Quel est l’avenir de ce pays -membre de l’Organisation du traité de l’Atlantique Nord– et son rôle géopolitique dans la région?
Difficile à dire, mais il a certainement le potentiel de changer la donne au Moyen-Orient.
Cinquième faille – les relations entre les États-Unis et le Mexique
George Friedman précise d’emblée que le statut du Mexique ne devrait pas normalement ne devrait pas atteindre le niveau d’une faille géopolitique mondiale. Par contre, sa localisation rend ce pays important «au-delà de son pouvoir évident».
Le Mexique compte 129 millions d’habitants et la taille de son PIB en fait la quinzième économie mondiale, selon le FMI.

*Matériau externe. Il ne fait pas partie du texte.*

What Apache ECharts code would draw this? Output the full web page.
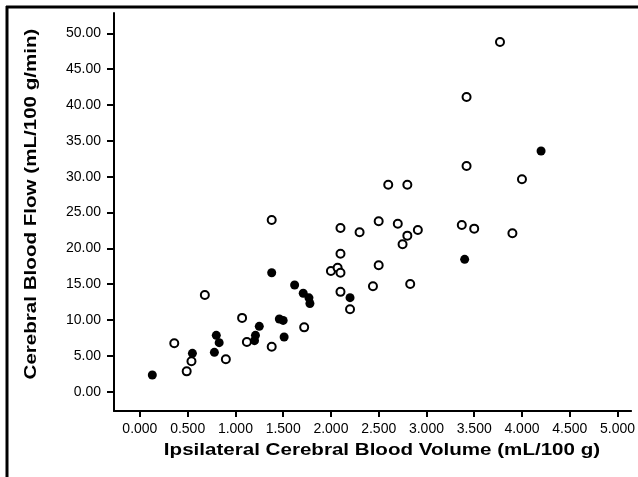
<!DOCTYPE html>
<html>
<head>
<meta charset="utf-8">
<script src="https://cdn.jsdelivr.net/npm/echarts@6/dist/echarts.min.js"></script>
<style>
  html, body { margin: 0; padding: 0; background: #fff; }
  #chart { width: 638px; height: 477px; }
</style>
</head>
<body>
<div id="chart"></div>
<script>
// Ipsilateral CBV (mL/100 g) vs CBF (mL/100 g/min), two groups of cases
const openVolume = [1.38, 2.10, 2.30, 2.10, 2.00, 2.07, 2.10, 2.10, 2.20, 0.68,
                    1.07, 1.72, 1.12, 1.38, 0.90, 0.36, 0.54, 0.49, 2.50, 2.70,
                    2.91, 2.80, 2.75, 2.50, 2.44, 2.83, 3.37, 3.50, 3.90, 3.77,
                    3.42, 3.42, 4.00, 2.60, 2.80];
const openFlow   = [23.95, 22.84, 22.24, 19.25, 16.84, 17.30, 16.60, 13.93, 11.50, 13.49,
                    10.30, 8.98, 6.93, 6.28, 4.52, 6.75, 4.24, 2.84, 23.77, 23.44,
                    22.56, 21.77, 20.56, 17.63, 14.70, 15.02, 23.26, 22.75, 22.10, 48.79,
                    41.11, 31.49, 29.63, 28.88, 28.88];

const filledVolume = [1.38, 1.62, 1.71, 1.77, 1.78, 2.20, 1.46, 1.50, 1.25, 1.21,
                      1.20, 1.51, 0.80, 0.83, 0.78, 0.55, 0.13, 3.40, 4.20];
const filledFlow   = [16.60, 14.88, 13.73, 13.10, 12.30, 13.12, 10.14, 9.95, 9.12, 7.86,
                      7.12, 7.63, 7.86, 6.84, 5.49, 5.35, 2.33, 18.47, 33.58];

const xTicks = [0, 0.5, 1, 1.5, 2, 2.5, 3, 3.5, 4, 4.5, 5];
const yTicks = [0, 5, 10, 15, 20, 25, 30, 35, 40, 45, 50];

const xTitle = 'Ipsilateral Cerebral Blood Volume (mL/100 g)';
const yTitle = 'Cerebral Blood Flow (mL/100 g/min)';

const pairs = (xs, ys) => xs.map((x, i) => [x, ys[i]]);

const chart = echarts.init(document.getElementById('chart'), null, { renderer: 'canvas' });

const fontFamily = 'Liberation Sans, Arial, sans-serif';
const labelFont = { color: '#000', fontFamily: fontFamily, fontSize: 14 };
const titleStyle = { fill: '#000', fontFamily: fontFamily, fontWeight: 'bold', fontSize: 17,
                     align: 'center', verticalAlign: 'middle' };

chart.setOption({
  animation: false,
  backgroundColor: '#fff',
  grid: { left: 114, right: 5, top: 13, bottom: 66, containLabel: false },
  xAxis: {
    type: 'value',
    min: -0.271,
    max: 5.143,
    splitLine: { show: false },
    axisLine: { onZero: false, lineStyle: { color: '#000', width: 2 } },
    axisTick: { show: true, customValues: xTicks, length: 6, inside: false,
                lineStyle: { color: '#000', width: 2 } },
    axisLabel: Object.assign({ customValues: xTicks, margin: 11,
                formatter: v => v.toFixed(3) }, labelFont)
  },
  yAxis: {
    type: 'value',
    min: -2.69,
    max: 52.83,
    splitLine: { show: false },
    axisLine: { onZero: false, lineStyle: { color: '#000', width: 2 } },
    axisTick: { show: true, customValues: yTicks, length: 7, inside: false,
                lineStyle: { color: '#000', width: 2 } },
    axisLabel: Object.assign({ customValues: yTicks, margin: 13,
                formatter: v => v.toFixed(2) }, labelFont)
  },
  series: [
    {
      type: 'scatter',
      data: pairs(openVolume, openFlow),
      symbol: 'circle',
      symbolSize: 8,
      itemStyle: { color: '#fff', borderColor: '#000', borderWidth: 2, opacity: 1 }
    },
    {
      type: 'scatter',
      data: pairs(filledVolume, filledFlow),
      symbol: 'circle',
      symbolSize: 9,
      itemStyle: { color: '#000', borderColor: '#000', borderWidth: 0, opacity: 1 }
    }
  ],
  graphic: [
    // outer frame: top and left rules
    { type: 'line', shape: { x1: 6, y1: 7, x2: 638, y2: 7 },
      style: { stroke: '#000', lineWidth: 3 } },
    { type: 'line', shape: { x1: 7, y1: 6, x2: 7, y2: 477 },
      style: { stroke: '#000', lineWidth: 3 } },
    // axis titles, set in a slightly extended bold face
    { type: 'text', x: 382, y: 450, scaleX: 1.21,
      style: Object.assign({ text: xTitle }, titleStyle) },
    { type: 'text', x: 31, y: 204, rotation: Math.PI / 2, scaleX: 1.21,
      style: Object.assign({ text: yTitle }, titleStyle) }
  ]
});
</script>
</body>
</html>
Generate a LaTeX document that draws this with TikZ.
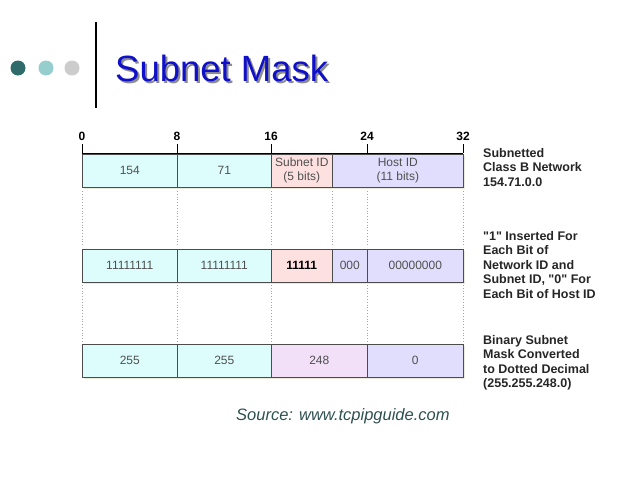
\documentclass[tikz,border=0pt]{standalone}
\usepackage{fontspec}
\defaultfontfeatures[\rmfamily]{}
\setmainfont{Liberation Sans}
\usetikzlibrary{shadows}
\definecolor{cy}{HTML}{DDFCFC}
\definecolor{pk}{HTML}{FDE0E0}
\definecolor{lv}{HTML}{E0DEFC}
\definecolor{lp}{HTML}{F2E0F8}
\definecolor{tx}{HTML}{505050}
\begin{document}
\begin{tikzpicture}[x=1pt,y=-1pt,
  cell/.style={draw=black!70,line width=0.6pt,minimum height=33pt,inner sep=0pt,anchor=north west,font=\fontsize{12}{14}\selectfont,text=tx,align=center},
  lbl/.style={anchor=north west,inner sep=0pt,font=\bfseries\fontsize{12.5}{14.5}\selectfont,align=left,text=black!85},
  dotl/.style={dotted,line width=0.8pt,black!35},
  tick/.style={font=\bfseries\fontsize{12}{13}\selectfont}]
\useasboundingbox (0,0) rectangle (638,479);
\fill[white] (0,0) rectangle (638,479);
% header
\node[circle,fill={rgb,255:red,150;green,205;blue,205},minimum size=15pt,inner sep=0] (d2) at (46,68) {};
\node[circle,fill=black!20,minimum size=15pt,inner sep=0] (d3) at (72,68) {};
\node[circle,fill={rgb,255:red,47;green,107;blue,107},minimum size=15pt,inner sep=0] (d1) at (18,68) {};
\draw[line width=1.6pt] (96,22) -- (96,108);
\node[anchor=west,inner sep=0,font=\fontsize{36.5}{38}\selectfont,text=black!45] (titleshadow) at (117,70) {Subnet Mask};
\node[anchor=west,inner sep=0,font=\fontsize{36.5}{38}\selectfont,text={rgb,255:red,16;green,16;blue,200}] (title) at (115,68) {Subnet Mask};
% scale
\draw[line width=1pt] (82,153) -- (463,153);
\foreach \b/\x in {0/82,8/177,16/271,24/367,32/463}{
  \draw[line width=1pt] (\x,144) -- (\x,153);
  \node[tick] (t\b) at (\x,136) {\b};}
% dotted
\foreach \x in {82,177,271,332,367,463} \draw[dotl] (\x,191) -- (\x,247);
\foreach \x in {82,177,271,367,463} \draw[dotl] (\x,285) -- (\x,342);
% rows
\begin{scope}[every node/.append style={drop shadow={shadow xshift=2pt,shadow yshift=-2pt,fill=yellow!40!black!25,opacity=0.6}}]
\node[cell,fill=cy,minimum width=95pt] (a1) at (82,154) {154};
\node[cell,fill=cy,minimum width=94pt] (a2) at (177,154) {71};
\node[cell,fill=pk,minimum width=61pt] (a3) at (271,154) {Subnet ID\\(5 bits)};
\node[cell,fill=lv,minimum width=131pt] (a4) at (332,154) {Host ID\\(11 bits)};
\node[cell,fill=cy,minimum width=95pt] (b1) at (82,249) {11111111};
\node[cell,fill=cy,minimum width=94pt] (b2) at (177,249) {11111111};
\node[cell,fill=pk,minimum width=61pt,font=\bfseries\fontsize{12}{14}\selectfont,text=black] (b3) at (271,249) {11111};
\node[cell,fill=lv,minimum width=35pt] (b4) at (332,249) {000};
\node[cell,fill=lv,minimum width=96pt] (b5) at (367,249) {00000000};
\node[cell,fill=cy,minimum width=95pt] (c1) at (82,344) {255};
\node[cell,fill=cy,minimum width=94pt] (c2) at (177,344) {255};
\node[cell,fill=lp,minimum width=96pt] (c3) at (271,344) {248};
\node[cell,fill=lv,minimum width=96pt] (c4) at (367,344) {0};
\end{scope}
% labels
\node[lbl] (l1) at (483,148) {Subnetted\\Class B Network\\154.71.0.0};
\node[lbl] (l2) at (483,231) {"1" Inserted For\\Each Bit of\\Network ID and\\Subnet ID, "0" For\\Each Bit of Host ID};
\node[lbl] (l3) at (483,335) {Binary Subnet\\Mask Converted\\to Dotted Decimal\\(255.255.248.0)};
\node[anchor=west,inner sep=0,font=\itshape\fontsize{16.5}{18}\selectfont,text={rgb,255:red,47;green,80;blue,80}] (src) at (236,416) {Source: www.tcpipguide.com};
\end{tikzpicture}
\end{document}
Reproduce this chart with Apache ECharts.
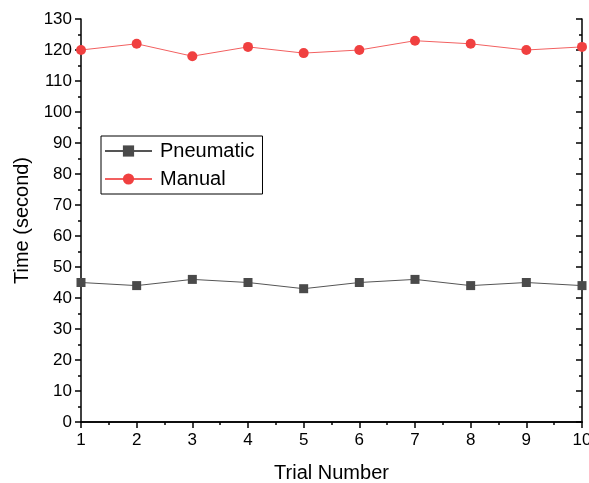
<!DOCTYPE html>
<html>
<head>
<meta charset="utf-8">
<script src="https://cdn.jsdelivr.net/npm/echarts@6/dist/echarts.min.js"></script>
<style>
  html, body { margin: 0; padding: 0; background: #fff; }
  #chart { width: 589px; height: 483px; }
</style>
</head>
<body>
<div id="chart"></div>
<script>
// trial numbers and measured times (seconds)
var trials = [1, 2, 3, 4, 5, 6, 7, 8, 9, 10];
var pneumatic = [45, 44, 46, 45, 43, 45, 46, 44, 45, 44];
var manual = [120, 122, 118, 121, 119, 120, 123, 122, 120, 121];

function pairs(vals) {
  var out = [];
  for (var i = 0; i < trials.length; i++) {
    out.push([trials[i], vals[i]]);
  }
  return out;
}

var chart = echarts.init(document.getElementById('chart'), null, { renderer: 'canvas' });

var font = 'Liberation Sans, Arial, sans-serif';
var axisLine = { show: true, lineStyle: { color: '#000', width: 1.5 } };

var option = {
  animation: false,
  textStyle: { fontFamily: font },
  grid: { left: 81, right: 7, top: 19, bottom: 61, outerBoundsMode: 'none', containLabel: false },
  legend: {
    orient: 'vertical',
    left: 101,
    top: 136,
    width: 157,
    padding: [5, 8, 5, 3],
    itemGap: 8,
    itemWidth: 47,
    itemHeight: 14,
    borderColor: '#000',
    borderWidth: 1,
    textStyle: { fontSize: 20, color: '#000', fontFamily: font, padding: [0, 0, 0, 3] },
    data: ['Pneumatic', 'Manual']
  },
  xAxis: [{
    type: 'value',
    min: 1, max: 10, interval: 1,
    name: 'Trial Number',
    nameLocation: 'middle',
    nameGap: 41,
    nameTextStyle: { fontSize: 20, color: '#000' },
    axisLine: axisLine,
    axisTick: { show: true, inside: false, length: 6, lineStyle: { color: '#000', width: 1.5 } },
    minorTick: { show: true, splitNumber: 2, length: 3, lineStyle: { color: '#000', width: 1.5 } },
    axisLabel: { fontSize: 17, color: '#000', margin: 10 },
    splitLine: { show: false }
  }, {
    type: 'value',
    position: 'top',
    min: 1, max: 10, interval: 1,
    axisLine: axisLine,
    axisTick: { show: true, inside: true, length: 6, lineStyle: { color: '#000', width: 1.5 } },
    minorTick: { show: true, splitNumber: 2, length: 3, lineStyle: { color: '#000', width: 1.5 } },
    axisLabel: { show: false },
    splitLine: { show: false }
  }],
  yAxis: [{
    type: 'value',
    min: 0, max: 130, interval: 10,
    name: 'Time (second)',
    nameLocation: 'middle',
    nameGap: 43,
    nameTextStyle: { fontSize: 20, color: '#000' },
    axisLine: axisLine,
    axisTick: { show: true, inside: false, length: 6, lineStyle: { color: '#000', width: 1.5 } },
    minorTick: { show: true, splitNumber: 2, length: 3, lineStyle: { color: '#000', width: 1.5 } },
    axisLabel: { fontSize: 17, color: '#000', margin: 9 },
    splitLine: { show: false }
  }, {
    type: 'value',
    position: 'right',
    min: 0, max: 130, interval: 10,
    axisLine: axisLine,
    axisTick: { show: true, inside: true, length: 6, lineStyle: { color: '#000', width: 1.5 } },
    minorTick: { show: true, splitNumber: 2, length: 3, lineStyle: { color: '#000', width: 1.5 } },
    axisLabel: { show: false },
    splitLine: { show: false }
  }],
  series: [{
    name: 'Pneumatic',
    type: 'line',
    data: pairs(pneumatic),
    symbol: 'rect',
    symbolSize: 9,
    color: '#4a4a4a',
    itemStyle: { color: '#4a4a4a' },
    lineStyle: { color: '#555', width: 1 },
    clip: false
  }, {
    name: 'Manual',
    type: 'line',
    data: pairs(manual),
    symbol: 'circle',
    symbolSize: 10,
    color: '#f04040',
    itemStyle: { color: '#f04040' },
    lineStyle: { color: '#f26060', width: 1 },
    clip: false
  }]
};

chart.setOption(option);
</script>
</body>
</html>
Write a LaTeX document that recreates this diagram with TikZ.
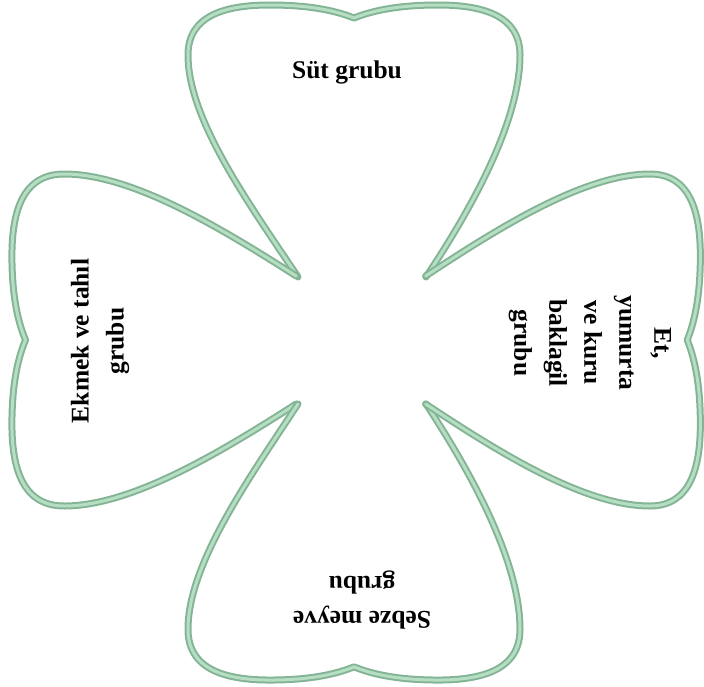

Même si le Mexique et les États-Unis sont des alliés, les deux pays -on l’oublie souvent- se sont faits la guerre pour la domination de l’Amérique du Nord, entre 1846 à 1848. Aujourd’hui, un conflit armé entre les deux pays semble impensable.
Par contre, des tensions existent à propos de la frontière et du mouvement des personnes, tensions qui se sont accentuées depuis l’élection de Donald Trump qui veut construire un mur entre les deux pays.
Que nous réserve l’avenir, si par exemple les migrations de personnes en provenance de l’Amérique centrale à destination des États-Unis s’accentuent en raison des changements climatiques?
«Étant donné l’impact d’une confrontation potentielle sur l’enjeu de la frontière, il ne fait aucun doute que cette ligne de faille doit être prise au sérieux», écrit George Friedman.
À l’instar des failles géologiques actives, les failles géopolitques représentent un risque. Ce risque ne doit toutefois pas paralyser les organisations dans leurs activités à l’international.
Par contre, le fait d’être actif au coeur ou en périphérie d’une de ces failles accroît le risque d’être touché par un tremblement de terre politique.
C’est pourquoi les entreprises et les investisseurs ont tout intérêt à y réfléchir et à en tenir compte dans leur planification stratégique, ce qui inclut les mesures à mettre en place pour réduire ce risque, et ce, de la diversité de leurs marchés à leurs chaînes d’approvisionnement.